Insurance premiums can be paid on different schedules, including monthly, quarterly, semi-annual, or annual payments. Monthly payments offer flexibility but often include administrative fees, making them more expensive over time compared to a lump-sum annual payment. Some insurers offer discounts for paying in full, resulting in savings over the policy term.
Payment due dates are specified in policy documents, and insurers send invoices in advance to allow time for processing. Many companies offer electronic reminders or automatic payment options to help prevent missed payments. Policyholders using autopay should periodically check their payment method to avoid disruptions caused by expired cards or insufficient funds.
Electronic payments, including bank transfers, credit cards, and online portals, have become the standard.
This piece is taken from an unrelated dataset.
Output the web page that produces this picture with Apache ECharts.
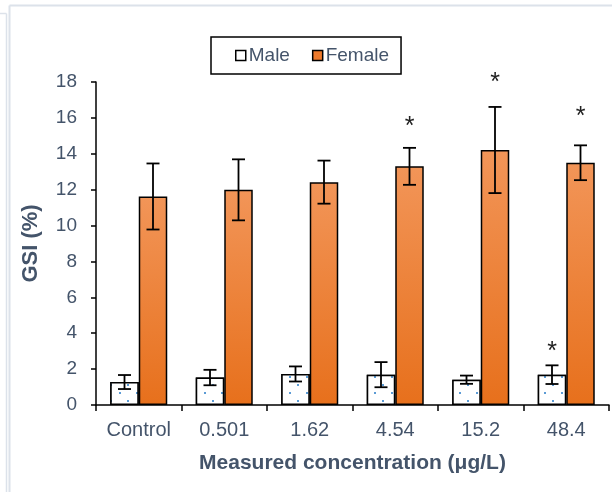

Some insurers still accept checks, but mailed payments carry the risk of postal delays, which could lead to unintended lapses. Policyholders should confirm processing times, especially when using third-party payment services that may introduce additional delays.
Insurance policies typically include a grace period, allowing coverage to remain in effect for a set time after a missed payment. The length of this period varies by policy type but generally ranges from 10 to 31 days. Health and life insurance policies often have longer grace periods, sometimes up to 60 days, to prevent sudden loss of essential benefits. Auto and homeowners insurance usually provide shorter windows to encourage timely payments.
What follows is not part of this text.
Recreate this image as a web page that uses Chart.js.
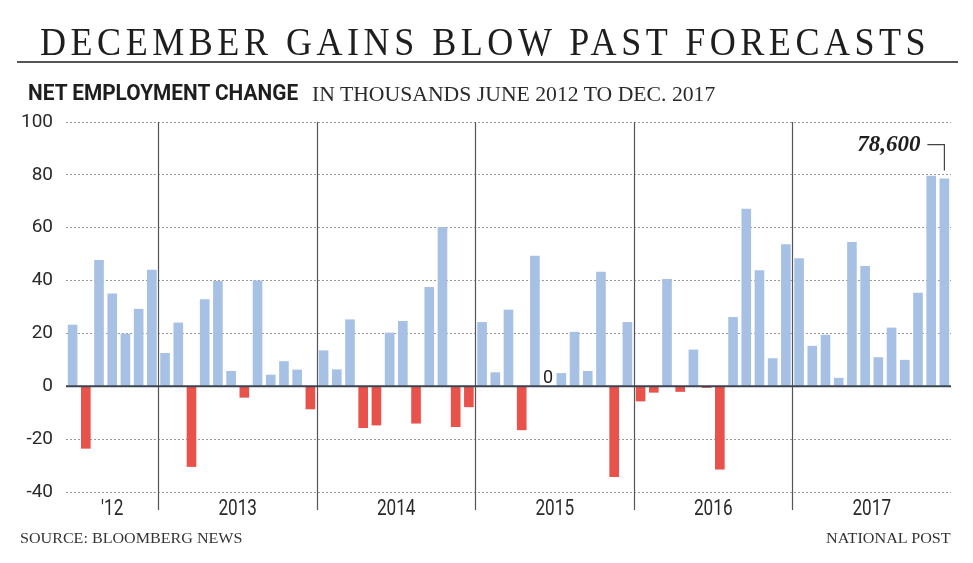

During the grace period, policyholders can submit overdue payments without losing coverage, though late fees may apply. Insurers must disclose grace period terms in policy documents, and many states require companies to send notices before terminating coverage. Some insurers offer reinstatement options if payment is made shortly after the grace period ends, though this may require underwriting approval.
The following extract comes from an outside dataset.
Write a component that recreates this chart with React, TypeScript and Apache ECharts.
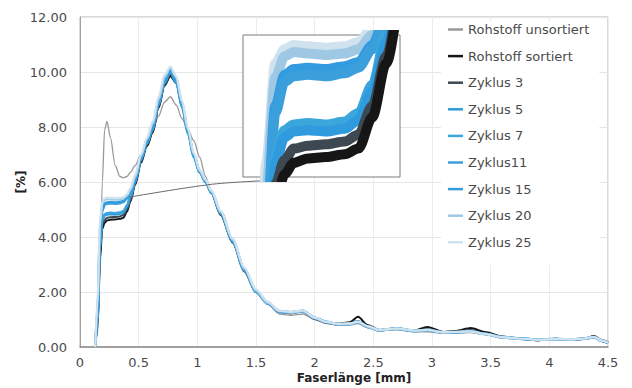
import React, { useEffect, useRef } from "react";
import * as echarts from "echarts";

const xs = [0.13, 0.15, 0.17, 0.19, 0.21, 0.23, 0.26, 0.30, 0.34, 0.37, 0.40, 0.43, 0.47, 0.52, 0.57, 0.62, 0.67, 0.72, 0.77, 0.82, 0.87, 0.92, 0.97, 1.02, 1.07, 1.12, 1.20, 1.30, 1.40, 1.50, 1.60, 1.70, 1.80, 1.90, 2.00, 2.10, 2.20, 2.30, 2.37, 2.45, 2.55, 2.70, 2.85, 2.96, 3.10, 3.20, 3.33, 3.45, 3.60, 3.75, 3.90, 4.05, 4.20, 4.30, 4.38, 4.45, 4.50];

const rohUnsortiert = [0, 0.5, 2.5, 6.0, 7.9, 8.2, 7.6, 6.6, 6.2, 6.15, 6.2, 6.35, 6.6, 7.0, 7.5, 7.9, 8.4, 8.9, 9.1, 8.8, 8.3, 7.9, 7.5, 6.9, 6.2, 5.6, 4.8, 3.8, 2.8, 2.0, 1.55, 1.2, 1.15, 1.2, 1.0, 0.85, 0.8, 0.8, 0.85, 0.7, 0.6, 0.62, 0.55, 0.55, 0.5, 0.5, 0.52, 0.45, 0.35, 0.3, 0.25, 0.28, 0.25, 0.28, 0.33, 0.2, 0.12];
const rohSortiert = [0, 0.8, 3.2, 4.3, 4.52, 4.6, 4.63, 4.64, 4.66, 4.7, 4.92, 5.3, 5.9, 6.7, 7.3, 7.8, 8.7, 9.5, 9.85, 9.6, 8.8, 7.9, 7.0, 6.4, 6.0, 5.6, 4.8, 3.85, 2.8, 2.0, 1.6, 1.3, 1.25, 1.3, 1.05, 0.9, 0.85, 0.9, 1.1, 0.8, 0.62, 0.68, 0.6, 0.73, 0.55, 0.58, 0.69, 0.55, 0.38, 0.3, 0.25, 0.3, 0.27, 0.3, 0.4, 0.25, 0.18];
const zyklus3 = [0, 0.9, 3.4, 4.45, 4.62, 4.7, 4.72, 4.73, 4.75, 4.8, 5.0, 5.35, 5.95, 6.75, 7.35, 7.85, 8.75, 9.55, 9.9, 9.6, 8.75, 7.85, 6.95, 6.35, 6.0, 5.6, 4.8, 3.8, 2.75, 2.0, 1.6, 1.28, 1.22, 1.3, 1.02, 0.88, 0.8, 0.85, 0.95, 0.75, 0.6, 0.66, 0.58, 0.65, 0.52, 0.55, 0.62, 0.5, 0.36, 0.3, 0.25, 0.28, 0.26, 0.3, 0.36, 0.22, 0.15];
const zyklus5 = [0, 1.0, 3.6, 4.6, 4.78, 4.82, 4.83, 4.82, 4.84, 4.9, 5.1, 5.45, 6.0, 6.8, 7.4, 7.9, 8.8, 9.6, 10.0, 9.6, 8.7, 7.75, 6.9, 6.35, 6.0, 5.6, 4.85, 3.85, 2.8, 2.0, 1.58, 1.28, 1.25, 1.3, 1.05, 0.9, 0.82, 0.84, 0.92, 0.74, 0.6, 0.66, 0.58, 0.62, 0.52, 0.54, 0.58, 0.48, 0.35, 0.3, 0.26, 0.28, 0.27, 0.3, 0.36, 0.22, 0.15];
const zyklus7 = [0, 1.1, 3.7, 4.65, 4.83, 4.87, 4.88, 4.87, 4.89, 4.95, 5.15, 5.5, 6.05, 6.85, 7.45, 7.95, 8.85, 9.65, 10.05, 9.65, 8.75, 7.8, 6.95, 6.4, 6.05, 5.65, 4.9, 3.9, 2.85, 2.05, 1.6, 1.3, 1.27, 1.32, 1.07, 0.92, 0.84, 0.86, 0.93, 0.76, 0.62, 0.68, 0.6, 0.63, 0.54, 0.55, 0.57, 0.48, 0.36, 0.31, 0.27, 0.29, 0.28, 0.31, 0.37, 0.23, 0.16];
const zyklus11 = [0, 1.3, 4.0, 4.95, 5.17, 5.21, 5.22, 5.21, 5.23, 5.27, 5.4, 5.62, 6.1, 6.85, 7.45, 8.0, 8.9, 9.7, 10.05, 9.7, 8.8, 7.8, 6.9, 6.35, 6.0, 5.6, 4.85, 3.85, 2.8, 2.0, 1.58, 1.27, 1.24, 1.3, 1.05, 0.9, 0.82, 0.83, 0.9, 0.73, 0.6, 0.66, 0.58, 0.6, 0.52, 0.53, 0.56, 0.47, 0.35, 0.3, 0.26, 0.28, 0.27, 0.3, 0.35, 0.22, 0.15];
const zyklus15 = [0, 1.4, 4.1, 5.0, 5.22, 5.26, 5.27, 5.26, 5.28, 5.31, 5.43, 5.65, 6.12, 6.88, 7.5, 8.05, 8.95, 9.75, 10.1, 9.75, 8.85, 7.85, 6.95, 6.4, 6.05, 5.65, 4.9, 3.9, 2.85, 2.05, 1.62, 1.3, 1.26, 1.32, 1.06, 0.91, 0.83, 0.85, 0.91, 0.75, 0.61, 0.67, 0.59, 0.62, 0.53, 0.54, 0.57, 0.48, 0.36, 0.31, 0.27, 0.29, 0.28, 0.31, 0.37, 0.23, 0.16];
const zyklus20 = [0, 1.6, 4.4, 5.2, 5.35, 5.38, 5.37, 5.36, 5.37, 5.4, 5.5, 5.72, 6.18, 6.95, 7.55, 8.1, 9.0, 9.8, 10.15, 9.8, 8.9, 7.9, 7.0, 6.4, 6.05, 5.65, 4.9, 3.9, 2.85, 2.05, 1.6, 1.3, 1.25, 1.3, 1.05, 0.9, 0.82, 0.84, 0.9, 0.74, 0.6, 0.66, 0.58, 0.61, 0.52, 0.54, 0.56, 0.47, 0.35, 0.3, 0.26, 0.28, 0.27, 0.3, 0.36, 0.22, 0.15];
const zyklus25 = [0, 1.8, 4.6, 5.3, 5.4, 5.43, 5.42, 5.41, 5.42, 5.45, 5.55, 5.78, 6.25, 7.0, 7.6, 8.2, 9.1, 9.9, 10.2, 9.85, 8.95, 7.95, 7.05, 6.45, 6.1, 5.7, 4.95, 3.95, 2.9, 2.1, 1.65, 1.32, 1.28, 1.33, 1.07, 0.92, 0.84, 0.86, 0.92, 0.76, 0.62, 0.68, 0.6, 0.62, 0.54, 0.55, 0.57, 0.48, 0.36, 0.31, 0.27, 0.29, 0.28, 0.31, 0.37, 0.23, 0.16];

const seriesNames = ["Rohstoff unsortiert", "Rohstoff sortiert", "Zyklus 3", "Zyklus 5", "Zyklus 7", "Zyklus11", "Zyklus 15", "Zyklus 20", "Zyklus 25"];
const seriesValues = [rohUnsortiert, rohSortiert, zyklus3, zyklus5, zyklus7, zyklus11, zyklus15, zyklus20, zyklus25];
const seriesColors = ["#999999", "#161616", "#3d4852", "#2f9ade", "#3aa6dc", "#3b9fdc", "#339ce0", "#9fc8e4", "#cfe2ee"];
const seriesWidths = [1.3, 2, 2, 2.4, 2.4, 2.4, 2.4, 2.2, 2.2];

const yTicks = [0, 2, 4, 6, 8, 10, 12];
const xTicks = [0, 0.5, 1, 1.5, 2, 2.5, 3, 3.5, 4, 4.5];

// connector from the zoomed region to the inset
const connectorPoints = [[0.42, 5.45], [1.13, 5.92], [1.68, 6.07]];
// zoom window shown in the inset
const insetX = [0.12, 0.46];
const insetY = [4.5, 5.5];

const FONT = "DejaVu Sans";

export default function App() {
  const ref = useRef<HTMLDivElement>(null);
  useEffect(() => {
    const chart = echarts.init(ref.current!, null, { renderer: "svg" });
    const mainSeries = seriesNames.map((name, i) => ({
      name,
      type: "line",
      xAxisIndex: 0,
      yAxisIndex: 0,
      data: xs.map((x, j) => [x, seriesValues[i][j]]),
      symbol: "none",
      smooth: 0.3,
      smoothMonotone: "x",
      color: seriesColors[i],
      lineStyle: { color: seriesColors[i], width: seriesWidths[i] },
      z: 2,
    }));
    const insetOrder = [8, 7, 6, 5, 4, 3, 2, 1];
    const insetSeries = insetOrder.map((i) => ({
      name: seriesNames[i],
      type: "line",
      xAxisIndex: 1,
      yAxisIndex: 1,
      data: xs.map((x, j) => [x, seriesValues[i][j]]),
      symbol: "none",
      smooth: 0.3,
      smoothMonotone: "x",
      clip: true,
      color: seriesColors[i],
      lineStyle: { color: seriesColors[i], width: 10 },
      z: 7,
    }));
    const labelStyle = { fontFamily: FONT, fontSize: 13, color: "#4a4a4a" };
    chart.setOption({
      animation: false,
      backgroundColor: "#ffffff",
      textStyle: { fontFamily: FONT },
      grid: [
        { left: 80, top: 17, right: 24, bottom: 41, outerBoundsMode: "none", containLabel: false, show: true, borderColor: "#b5b5b5", borderWidth: 1, backgroundColor: "transparent" },
        { left: 243, top: 35, width: 157, height: 142, outerBoundsMode: "none", containLabel: false, show: true, borderColor: "#7a7a7a", borderWidth: 1, backgroundColor: "#ffffff", z: 5 },
      ],
      xAxis: [
        {
          type: "value",
          gridIndex: 0,
          min: xTicks[0],
          max: xTicks[xTicks.length - 1],
          interval: 0.5,
          name: "Faserlänge [mm]",
          nameLocation: "middle",
          nameGap: 25,
          nameMoveOverlap: false,
          nameTextStyle: { fontFamily: FONT, fontSize: 12, fontWeight: "bold", color: "#222", padding: [0, 0, 0, 20] },
          axisLine: { show: true, lineStyle: { color: "#8a8a8a", width: 1.5 } },
          axisTick: { show: false },
          axisLabel: { ...labelStyle, margin: 9, formatter: (v: number) => String(v) },
          splitLine: { show: true, lineStyle: { color: "#ececec", width: 1 } },
        },
        { type: "value", gridIndex: 1, min: insetX[0], max: insetX[1], show: false, splitLine: { show: false } },
      ],
      yAxis: [
        {
          type: "value",
          gridIndex: 0,
          min: yTicks[0],
          max: yTicks[yTicks.length - 1],
          interval: 2,
          name: "[%]",
          nameLocation: "middle",
          nameGap: 59,
          nameMoveOverlap: false,
          nameTextStyle: { fontFamily: FONT, fontSize: 12, fontWeight: "bold", color: "#222", verticalAlign: "middle" },
          axisLine: { show: true, lineStyle: { color: "#a0a0a0", width: 1 } },
          axisTick: { show: false },
          axisLabel: { ...labelStyle, margin: 13, formatter: (v: number) => v.toFixed(2) },
          splitLine: { show: true, lineStyle: { color: "#e6e6e6", width: 1 } },
        },
        { type: "value", gridIndex: 1, min: insetY[0], max: insetY[1], show: false, splitLine: { show: false } },
      ],
      legend: {
        orient: "vertical",
        left: 441,
        top: 21,
        padding: [2, 10, 16, 7],
        itemGap: 13.6,
        itemWidth: 15,
        itemHeight: 2.5,
        icon: "rect",
        borderWidth: 0,
        backgroundColor: "#ffffff",
        textStyle: { fontFamily: FONT, fontSize: 13, color: "#4a4a4a" },
        data: seriesNames,
        z: 8,
      },
      series: [
        ...mainSeries,
        {
          name: "connector",
          type: "line",
          xAxisIndex: 0,
          yAxisIndex: 0,
          data: connectorPoints,
          symbol: "none",
          smooth: 0.3,
          lineStyle: { color: "#6a6a6a", width: 1 },
          z: 3,
        },
        ...insetSeries,
      ],
    });
    return () => chart.dispose();
  }, []);
  return <div ref={ref} style={{ width: 632, height: 388, position: "absolute", left: 0, top: 0 }} />;
}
Failing to pay an insurance premium results in immediate and long-term consequences. Once the grace period expires, the policy lapses, meaning the insurer is no longer obligated to honor claims. This lapse can leave policyholders financially vulnerable, particularly with health, auto, or homeowners insurance, where unexpected events can lead to significant out-of-pocket costs.
A lapse in insurance can also lead to higher costs when seeking new coverage. Insurers assess risk based on an applicant’s history, and a record of nonpayment can result in increased premiums. Some insurers may deny coverage or require additional underwriting scrutiny. This is especially common in auto and health insurance, where continuous coverage helps determine rates. Drivers with a gap in car insurance, for example, may be categorized as high-risk, leading to higher premiums or coverage through a non-standard insurer.
Both policyholders and insurers can cancel an insurance policy, with specific terms governing each scenario. Policyholders may cancel for reasons such as switching providers, selling an insured asset, or finding more affordable coverage. Most insurers require a written cancellation request and may ask for proof of new coverage in the case of auto insurance. Depending on the timing, policyholders might receive a refund for unused premiums, though some policies apply short-rate penalties that reduce the refunded amount.
Insurers may cancel a policy for reasons such as excessive claims, misrepresentation, or noncompliance with policy terms. Regulations typically require insurers to provide advance notice, usually 10 to 30 days, depending on the reason for cancellation. Refund policies vary, with most insurers issuing pro-rata refunds for unused coverage periods. However, if fraud is involved, refunds may be denied. Reviewing cancellation terms before purchasing a policy can help policyholders avoid unexpected financial consequences.